> [Instruction] Extract the lines of the material below, beginning with the first and ending with the line that holds "theta = list(range(-180, 181, 10))". Skip every picture.

> [Raw data]
..........

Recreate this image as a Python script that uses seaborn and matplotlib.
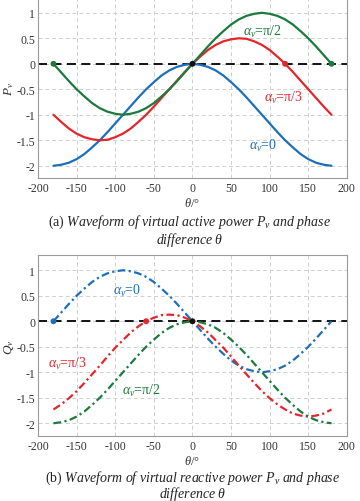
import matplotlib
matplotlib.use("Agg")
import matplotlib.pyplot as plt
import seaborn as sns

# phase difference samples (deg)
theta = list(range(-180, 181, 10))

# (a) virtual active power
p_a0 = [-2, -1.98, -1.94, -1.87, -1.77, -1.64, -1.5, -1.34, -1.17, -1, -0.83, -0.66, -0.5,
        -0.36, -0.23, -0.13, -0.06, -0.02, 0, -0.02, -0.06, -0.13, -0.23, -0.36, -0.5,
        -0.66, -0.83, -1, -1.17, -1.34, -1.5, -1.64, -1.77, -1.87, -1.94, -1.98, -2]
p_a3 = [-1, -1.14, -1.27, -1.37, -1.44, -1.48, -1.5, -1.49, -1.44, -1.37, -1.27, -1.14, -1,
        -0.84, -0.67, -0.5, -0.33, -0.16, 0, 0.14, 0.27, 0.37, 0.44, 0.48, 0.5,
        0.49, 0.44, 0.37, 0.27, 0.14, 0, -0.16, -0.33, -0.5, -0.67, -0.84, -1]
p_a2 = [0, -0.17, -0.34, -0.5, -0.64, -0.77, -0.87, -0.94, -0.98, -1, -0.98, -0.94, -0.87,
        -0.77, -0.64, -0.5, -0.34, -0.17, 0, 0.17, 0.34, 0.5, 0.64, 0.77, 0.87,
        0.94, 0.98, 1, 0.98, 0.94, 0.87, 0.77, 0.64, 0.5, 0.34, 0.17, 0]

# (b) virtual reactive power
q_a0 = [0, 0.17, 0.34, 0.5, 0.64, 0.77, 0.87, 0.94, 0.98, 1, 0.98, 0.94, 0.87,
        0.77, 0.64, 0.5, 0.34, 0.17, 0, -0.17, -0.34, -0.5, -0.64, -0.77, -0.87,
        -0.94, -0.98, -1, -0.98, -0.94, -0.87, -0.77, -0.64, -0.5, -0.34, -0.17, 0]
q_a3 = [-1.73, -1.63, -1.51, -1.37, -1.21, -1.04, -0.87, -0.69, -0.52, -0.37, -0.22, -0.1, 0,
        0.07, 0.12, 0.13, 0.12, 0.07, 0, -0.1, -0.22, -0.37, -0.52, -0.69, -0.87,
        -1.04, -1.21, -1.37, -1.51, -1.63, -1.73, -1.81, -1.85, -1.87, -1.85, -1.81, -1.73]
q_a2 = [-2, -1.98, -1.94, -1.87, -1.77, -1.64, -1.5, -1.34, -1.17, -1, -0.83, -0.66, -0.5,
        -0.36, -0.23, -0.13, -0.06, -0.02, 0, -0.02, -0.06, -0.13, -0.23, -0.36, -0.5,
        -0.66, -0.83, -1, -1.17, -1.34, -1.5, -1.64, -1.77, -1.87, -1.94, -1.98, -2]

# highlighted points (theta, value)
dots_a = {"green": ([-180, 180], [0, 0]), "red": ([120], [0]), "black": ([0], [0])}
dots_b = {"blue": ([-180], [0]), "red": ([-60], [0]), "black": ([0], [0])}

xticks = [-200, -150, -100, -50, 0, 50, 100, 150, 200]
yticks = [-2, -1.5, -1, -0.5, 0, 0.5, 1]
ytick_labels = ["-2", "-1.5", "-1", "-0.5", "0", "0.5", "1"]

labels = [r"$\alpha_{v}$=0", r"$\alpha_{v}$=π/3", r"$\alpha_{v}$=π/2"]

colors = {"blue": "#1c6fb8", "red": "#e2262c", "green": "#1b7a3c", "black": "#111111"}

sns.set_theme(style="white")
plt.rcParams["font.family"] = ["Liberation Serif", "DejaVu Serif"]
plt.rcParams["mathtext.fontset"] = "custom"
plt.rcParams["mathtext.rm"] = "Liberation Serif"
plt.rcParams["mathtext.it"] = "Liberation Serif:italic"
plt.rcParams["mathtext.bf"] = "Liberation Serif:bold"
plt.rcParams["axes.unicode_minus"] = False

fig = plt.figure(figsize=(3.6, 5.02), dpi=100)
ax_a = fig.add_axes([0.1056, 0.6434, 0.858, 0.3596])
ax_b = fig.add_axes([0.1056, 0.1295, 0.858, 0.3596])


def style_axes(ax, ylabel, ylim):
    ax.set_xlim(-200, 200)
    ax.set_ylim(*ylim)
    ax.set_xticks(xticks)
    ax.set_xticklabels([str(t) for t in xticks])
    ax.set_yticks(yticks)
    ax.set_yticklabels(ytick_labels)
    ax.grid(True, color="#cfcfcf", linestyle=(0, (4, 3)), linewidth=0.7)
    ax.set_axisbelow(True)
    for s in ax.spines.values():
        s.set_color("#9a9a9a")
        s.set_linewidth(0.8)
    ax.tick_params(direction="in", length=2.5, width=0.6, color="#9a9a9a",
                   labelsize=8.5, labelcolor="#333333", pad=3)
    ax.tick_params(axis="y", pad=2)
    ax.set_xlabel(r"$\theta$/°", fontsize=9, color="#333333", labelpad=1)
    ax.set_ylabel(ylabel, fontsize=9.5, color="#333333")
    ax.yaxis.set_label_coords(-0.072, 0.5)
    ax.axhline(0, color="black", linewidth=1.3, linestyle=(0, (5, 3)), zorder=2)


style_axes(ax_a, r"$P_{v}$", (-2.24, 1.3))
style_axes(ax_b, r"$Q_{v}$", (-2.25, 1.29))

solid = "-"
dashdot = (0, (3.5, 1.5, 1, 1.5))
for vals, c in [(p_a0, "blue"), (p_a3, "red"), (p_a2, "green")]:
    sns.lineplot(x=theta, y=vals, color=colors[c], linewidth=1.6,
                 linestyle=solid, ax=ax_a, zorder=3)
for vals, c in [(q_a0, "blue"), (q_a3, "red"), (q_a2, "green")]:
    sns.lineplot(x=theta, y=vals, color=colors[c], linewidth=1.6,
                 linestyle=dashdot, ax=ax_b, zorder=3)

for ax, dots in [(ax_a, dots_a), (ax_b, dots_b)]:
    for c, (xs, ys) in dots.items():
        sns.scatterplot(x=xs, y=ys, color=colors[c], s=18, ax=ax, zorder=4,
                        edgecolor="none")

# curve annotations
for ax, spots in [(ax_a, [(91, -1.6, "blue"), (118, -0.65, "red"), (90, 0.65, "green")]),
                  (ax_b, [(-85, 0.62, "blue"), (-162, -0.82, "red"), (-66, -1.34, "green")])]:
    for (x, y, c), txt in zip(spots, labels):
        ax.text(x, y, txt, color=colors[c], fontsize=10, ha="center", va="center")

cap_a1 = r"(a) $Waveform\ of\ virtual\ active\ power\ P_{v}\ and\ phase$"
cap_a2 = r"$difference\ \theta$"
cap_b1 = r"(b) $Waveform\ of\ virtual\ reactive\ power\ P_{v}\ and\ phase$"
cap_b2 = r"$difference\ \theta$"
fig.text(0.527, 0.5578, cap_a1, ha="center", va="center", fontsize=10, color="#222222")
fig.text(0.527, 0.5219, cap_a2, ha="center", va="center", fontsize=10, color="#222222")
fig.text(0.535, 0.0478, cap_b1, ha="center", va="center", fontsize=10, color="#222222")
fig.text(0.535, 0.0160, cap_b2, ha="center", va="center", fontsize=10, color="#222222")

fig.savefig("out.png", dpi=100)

..........

> [Solved problem]
Recreate this image as a Python script that uses seaborn and matplotlib.
import matplotlib
matplotlib.use("Agg")
import matplotlib.pyplot as plt
import seaborn as sns

# phase difference samples (deg)
theta = list(range(-180, 181, 10))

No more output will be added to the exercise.